= Equatorial Atlantic Magmatic Province =

Large igneous province in South America

The Equatorial Atlantic Magmatic Province (EQUAMP) is a Cretaceous large igneous province (LIP) in South America covering 700000 km2.
The break-up of the supercontinent Gondwana resulted in a series of large volcanic eruptions, but EQUAMP is the only Gondwanan LIP composed exclusively of intrusive rock, making it a Large Plutonic Province (LPP).

During the Pan-African-Brasiliano orogenies the São Francisco-Congo craton collided with the West African craton to form the Borborema Province in northeastern Brazil. Neoproterozoic shear zones divide this province into terranes that merged during the formation of West Gondwana (South America and Africa). Intracontinental rifts developed in the early Palaeozoic and when the central Atlantic opened during the late Mesozoic dike swarms and sills were emplaced, including the hundreds of kilometres long Rio Ceará-Mirim dike swarm.
These dikes have been dated to 145–110 Ma.

On the Amazonian craton west of the Borborema Province, a sedimentary basin, the 600000 km2 Parnaíba Basin, covers the shear zones and dikes and partially hides two major magmatic events: the older flood basalts related to the 200 Ma Central Atlantic Magmatic Province and a set of younger sills and dikes.
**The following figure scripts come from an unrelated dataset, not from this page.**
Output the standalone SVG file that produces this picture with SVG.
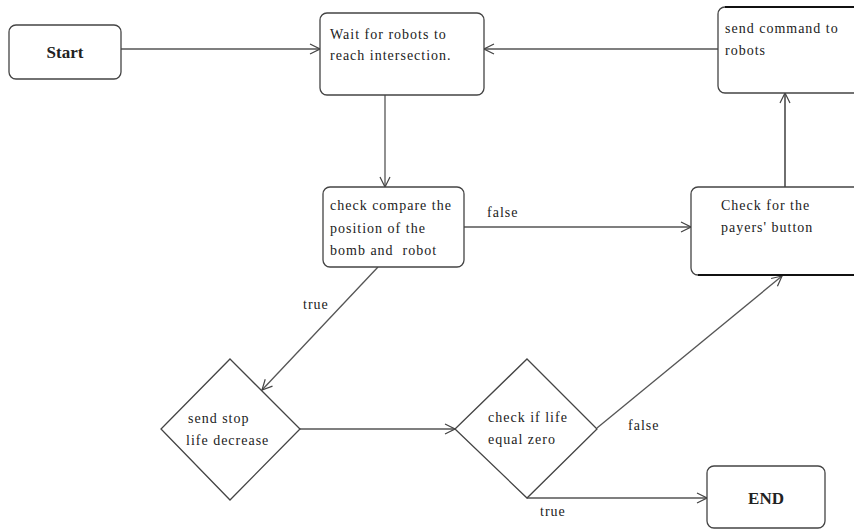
<svg xmlns="http://www.w3.org/2000/svg" width="854" height="530" viewBox="0 0 854 530">
<style>
.box{fill:#fff;stroke:#444;stroke-width:1.3}
.t{font-family:"Liberation Serif","Times New Roman",serif;font-size:14px;fill:#222;letter-spacing:1px}
.b{font-family:"Liberation Serif","Times New Roman",serif;font-size:17px;font-weight:bold;fill:#222}
.c{fill:none;stroke:#555;stroke-width:1.3}
</style>
<defs>
<marker id="a" viewBox="0 0 12 12" refX="11" refY="6" markerWidth="12" markerHeight="12" markerUnits="userSpaceOnUse" orient="auto">
<path d="M1,1 L11,6 L1,11" fill="none" stroke="#444" stroke-width="1.2"/>
</marker>
</defs>
<rect width="854" height="530" fill="#fff"/>
<g id="connectors">
<line class="c" x1="121" y1="49" x2="320" y2="49" marker-end="url(#a)"/>
<line class="c" x1="718" y1="49" x2="484" y2="49" marker-end="url(#a)"/>
<line class="c" x1="385" y1="95" x2="385" y2="187" marker-end="url(#a)"/>
<line class="c" x1="464" y1="227" x2="691" y2="227" marker-end="url(#a)"/>
<line class="c" x1="785" y1="187" x2="785" y2="93" marker-end="url(#a)" style="stroke:#222"/>
<line class="c" x1="378" y1="267" x2="262" y2="390" marker-end="url(#a)"/>
<line class="c" x1="300" y1="429" x2="455" y2="429" marker-end="url(#a)"/>
<line class="c" x1="597" y1="428" x2="782" y2="276" marker-end="url(#a)"/>
<polyline class="c" points="527,498 707,498" marker-end="url(#a)"/>
<text class="t" x="487" y="217">false</text>
<text class="t" x="303" y="309">true</text>
<text class="t" x="628" y="430">false</text>
<text class="t" x="540" y="516">true</text>
</g>
<g id="start">
<rect class="box" x="9" y="25" width="112" height="54" rx="7"/>
<text class="b" x="65" y="58" text-anchor="middle">Start</text>
</g>
<g id="wait">
<rect class="box" x="320" y="13" width="164" height="82" rx="7"/>
<text class="t" x="330" y="39">Wait for robots to</text>
<text class="t" x="330" y="60">reach intersection.</text>
</g>
<g id="sendcmd">
<rect class="box" x="718" y="7" width="150" height="86" rx="7"/>
<line x1="725" y1="7" x2="854" y2="7" stroke="#111" stroke-width="2"/>
<text class="t" x="725" y="33">send command to</text>
<text class="t" x="725" y="55">robots</text>
</g>
<g id="compare">
<rect class="box" x="323" y="187" width="141" height="80" rx="7"/>
<text class="t" x="330" y="210">check compare the</text>
<text class="t" x="330" y="233">position of the</text>
<text class="t" x="330" y="255" xml:space="preserve">bomb and  robot</text>
</g>
<g id="players">
<rect class="box" x="691" y="187" width="175" height="88" rx="7"/>
<line x1="698" y1="275" x2="854" y2="275" stroke="#111" stroke-width="2"/>
<text class="t" x="721" y="210">Check for the</text>
<text class="t" x="721" y="232">payers' button</text>
</g>
<g id="sendstop">
<polygon class="box" points="230,359 300,429 230,500 161,429"/>
<text class="t" x="188" y="423">send stop</text>
<text class="t" x="186" y="445">life decrease</text>
</g>
<g id="checklife">
<polygon class="box" points="527,359 597,429 527,498 455,429"/>
<text class="t" x="488" y="422">check if life</text>
<text class="t" x="488" y="444">equal zero</text>
</g>
<g id="end">
<rect class="box" x="707" y="466" width="118" height="62" rx="7"/>
<text class="b" x="766" y="504" text-anchor="middle">END</text>
</g>
</svg>
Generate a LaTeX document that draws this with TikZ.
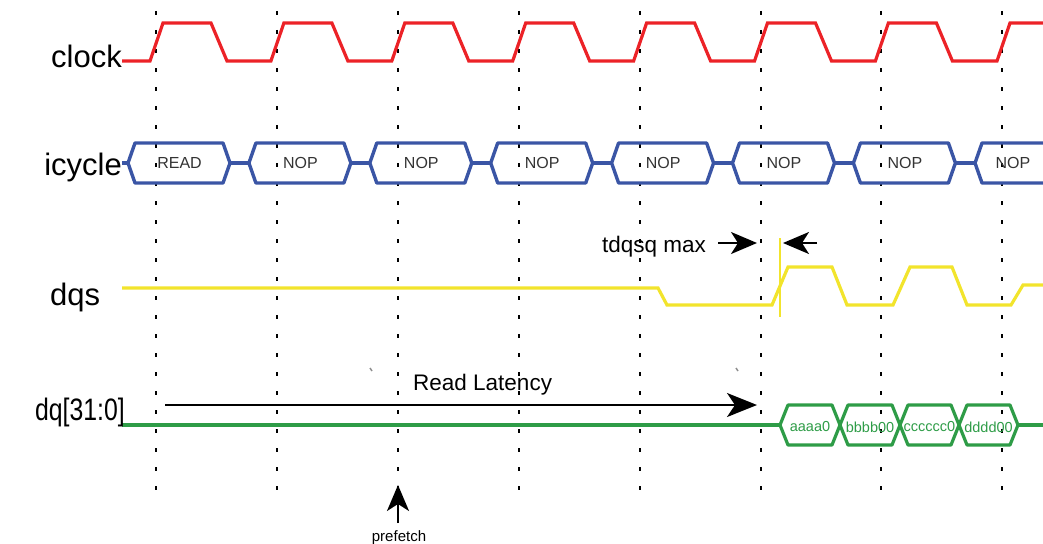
\documentclass[tikz,border=0pt]{standalone}
\usepackage{fontspec}
\setmainfont{Liberation Sans}
\usetikzlibrary{arrows.meta}
\definecolor{clkred}{HTML}{EC2227}
\definecolor{busblue}{HTML}{3A55A5}
\definecolor{strobe}{HTML}{F2E42C}
\definecolor{datagreen}{HTML}{2E9C47}
\definecolor{celltext}{HTML}{333333}
\tikzset{
  gridline/.style={line width=2pt, black, dash pattern=on 4pt off 15pt},
  clockwave/.style={line width=3.2pt, clkred},
  buswave/.style={line width=3.4pt, busblue},
  strobewave/.style={line width=3.2pt, strobe},
  datawave/.style={line width=3.2pt, datagreen},
  siglabel/.style={inner sep=0pt, font=\fontsize{31}{36}\selectfont},
  notelabel/.style={inner sep=0pt, font=\fontsize{22.5}{27}\selectfont},
  cyctext/.style={inner sep=0pt, text=celltext, font=\fontsize{16}{19}\selectfont},
  datatext/.style={inner sep=0pt, text=datagreen, font=\fontsize{14.5}{17}\selectfont},
  bigarrow/.style={line width=2pt, black, -{Stealth[length=30pt,width=24pt,inset=8pt]}},
  midarrow/.style={line width=2pt, black, -{Stealth[length=26pt,width=22pt,inset=7pt]}},
}
\begin{document}
\begin{tikzpicture}[x=1pt,y=-1pt]
\useasboundingbox (0,0) rectangle (1043,543);
\begin{scope}
\clip (0,0) rectangle (1043,543);

% clock-edge reference lines
\foreach \i [evaluate=\i as \x using 156+120.9*\i] in {0,...,7}
  \draw[gridline] (\x,11) -- (\x,492);

% clock
\draw[clockwave] (122,61)
  \foreach \i [evaluate=\i as \x using 156+120.9*\i] in {0,...,6}
    { -- (\x-6,61) -- (\x+7,23) -- (\x+55,23) -- (\x+71,61) }
  -- (997,61) -- (1010,23) -- (1043,23);

% command bus
\draw[buswave] (122,163) -- (128,163);
\foreach \i/\t [evaluate=\i as \x using 156+120.9*\i] in
    {0/READ,1/NOP,2/NOP,3/NOP,4/NOP,5/NOP,6/NOP} {
  \draw[buswave, line join=round] (\x-28,163) -- (\x-21,143) -- (\x+67,143) -- (\x+74,163)
    -- (\x+67,183) -- (\x-21,183) -- cycle;
  \draw[buswave] (\x+74,163) -- (\x+92.9,163);
  \node[cyctext] (cyc\i) at (\x+23.5,163) {\t};
}
\draw[buswave, line join=round] (1075,163) -- (1068,143) -- (982,143) -- (975,163)
  -- (982,183) -- (1068,183) -- cycle;
\node[cyctext] (cyc7) at (1013,163) {NOP};

% data strobe
\draw[strobewave] (122,288) -- (658,288) -- (667,305) -- (772,305) -- (788,267)
  -- (832,267) -- (847,305) -- (893,305) -- (910,267) -- (952,267) -- (967,305)
  -- (1011,305) -- (1023,285) -- (1043,285);
\draw[line width=2.5pt, strobe] (780,238) -- (780,317);

% data bus
\draw[datawave] (122,425) -- (780,425);
\foreach \a/\b/\t [evaluate=\a as \m using (\a+\b)/2] in
    {780/840/aaaa0, 840/900/bbbb00, 900/959/cccccc0, 959/1018/dddd00} {
  \draw[datawave, line join=round] (\a,425) -- (\a+8,405) -- (\b-8,405) -- (\b,425)
    -- (\b-8,445) -- (\a+8,445) -- cycle;
  \node[datatext] (d\a) at (\m,427) {\t};
}
\draw[datawave] (1018,425) -- (1043,425);
\end{scope}

% signal names
\node[siglabel, anchor=base east] (lclock) at (122,67) {clock};
\node[siglabel, anchor=base east] (licycle) at (122,175) {icycle};
\node[siglabel, anchor=base west] (ldqs) at (50,305) {dqs};
\node[siglabel, anchor=base east] (ldq) at (125,420) {\scalebox{0.8}[1]{dq[31:0]}};

% read latency
\node[notelabel, anchor=base west] (lat) at (413,390) {Read Latency};
\coordinate (latS) at (165,405);
\coordinate (latE) at (757,405);
\draw[bigarrow] (latS) -- (latE);

% tdqsq window
\node[notelabel, anchor=base west] (tdq) at (602,252) {tdqsq max};
\coordinate (tqA) at (718,243);
\coordinate (tqB) at (757,243);
\coordinate (tqC) at (817,243);
\coordinate (tqD) at (783,243);
\draw[midarrow] (tqA) -- (tqB);
\draw[midarrow] (tqC) -- (tqD);

% prefetch point
\node[inner sep=0pt, font=\fontsize{15}{18}\selectfont, anchor=base] (pf) at (399,541) {prefetch};
\coordinate (pfS) at (398,523);
\coordinate (pfE) at (398,485);
\draw[midarrow] (pfS) -- (pfE);

% small stray ticks above the latency label
\draw[line width=1.5pt, black!45] (370,368) -- (372,371);
\draw[line width=1.5pt, black!45] (736,368) -- (738,371);
\end{tikzpicture}
\end{document}
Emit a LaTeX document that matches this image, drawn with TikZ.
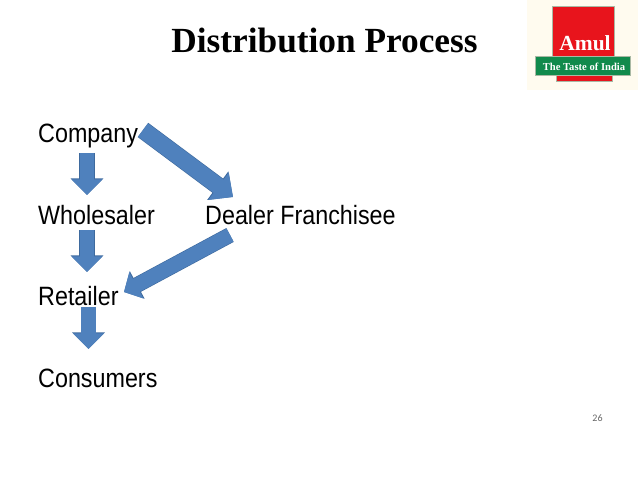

The 135 Ma Paraná-Etendeka LIP was emplaced during the opening of the South Atlantic and resulted in the Walvis Ridge-Rio Grande Rise hotspot trail. Even though the EQUAMP and Paraná-Etendeka formed under similar circumstances and are roughly coeval, their distinct geochemical compositions indicates different mantle sources for the two events. One possible explanation could be the formation of a triple junction in the South Atlantic during the Cretaceous.